Dizem que devemos esconder nossas manchas porque as más notícias não evangelizam. No entanto, esconder manchas não é evangelização, é marketing. Evangelização é a proclamação da verdade, e às vezes a verdade pode ser incômoda ou mesmo escandalosa. Isso significa que devemos ficar obcecados com más notícias? Não, isso seria tão desequilibrado - e contrário à verdade - como fingir que não existe. Devemos sempre colocar as más notícias em perspectiva, e essa perspectiva são as infinitas graças derramadas sobre a Igreja - e sobre nós por meio da Igreja.

As organizações mais fortes são aquelas que são anti-frágeis. Ser anti-frágil é ficar mais forte, não mais fraco, diante dos agressores. Uma seita é inerentemente frágil, porque qualquer deslize do líder da seita pode levar ao seu colapso total. A Igreja Católica é inerentemente anti-frágil: ela passou por crises seguidas e superou todas elas. Sua sobrevivência não depende de bons prelados ou bons papas (embora esses a ajudem a florescer).
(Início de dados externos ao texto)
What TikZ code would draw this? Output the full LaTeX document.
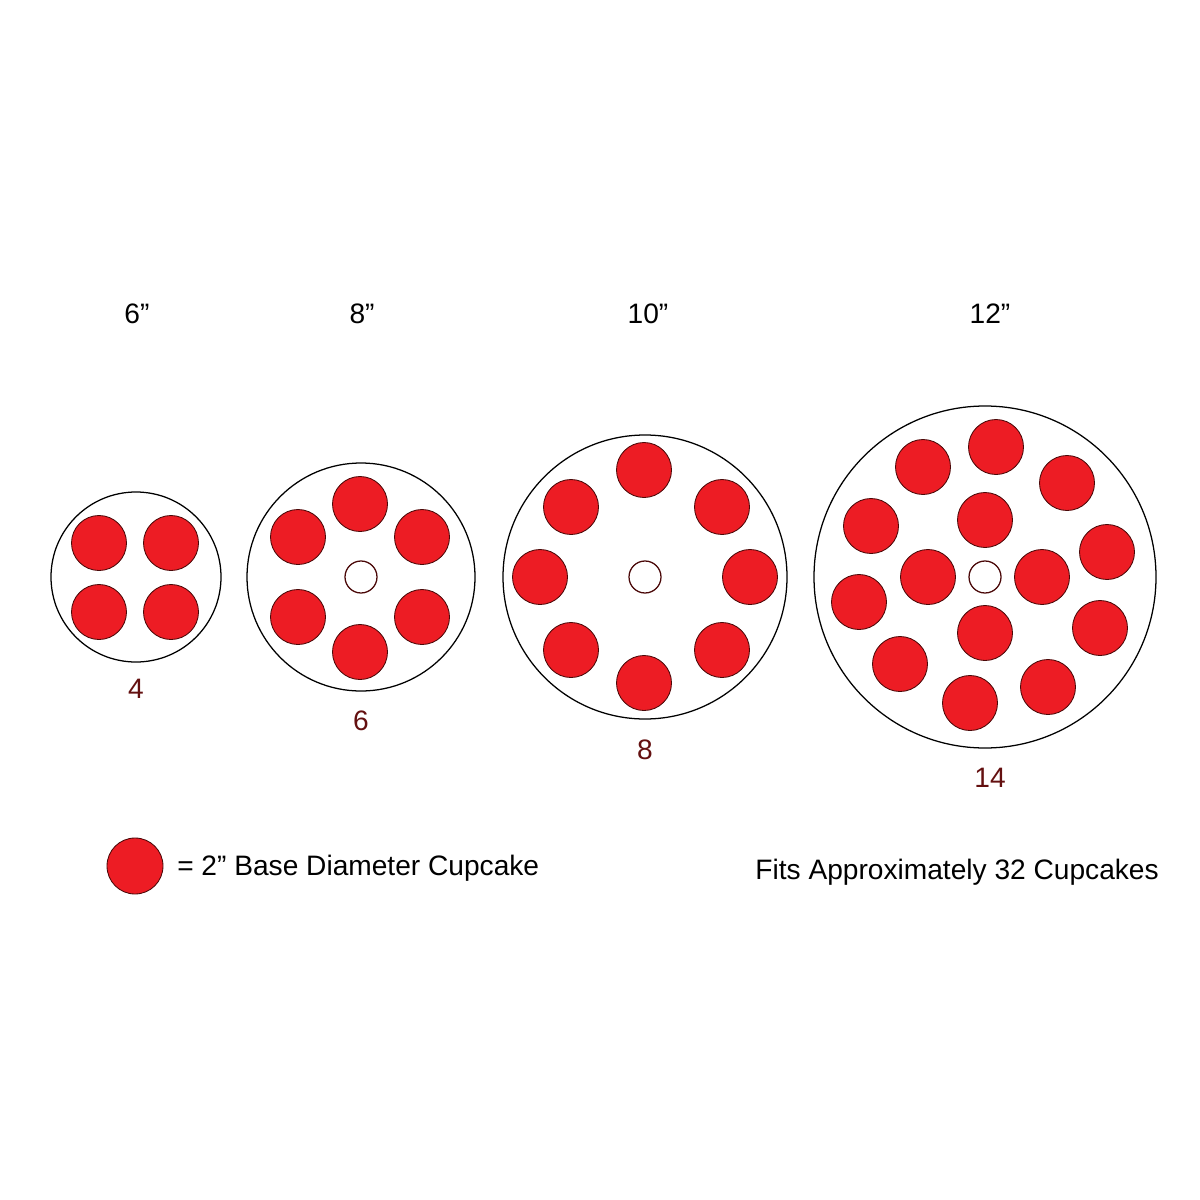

Sua instituição divina não significa que ela seja imune as crises humanas, mas que as supere.

Essa superação pode levar anos, até décadas ou séculos às vezes. Portanto, quando estamos no meio de um período significativo de crise - como estamos hoje - pode parecer que nunca vamos sair dela, que a Igreja acabará falhando. Isso evoca temores e nos faz querer encobrir as manchas em um esforço para proteger a Igreja. Mas a Igreja não precisa de proteção. Ela não é um castelo de cartas; ela é uma fortaleza construída sobre Jesus Cristo, a Rocha que nunca se desintegra. Os católicos não têm nada a temer ao expor a roupa suja; muito pelo contrário, sabemos que expor escândalos, heresias e corrupção pode ser um processo de fortalecimento da imunidade que torna nossa fé não mais fraca, mas mais forte.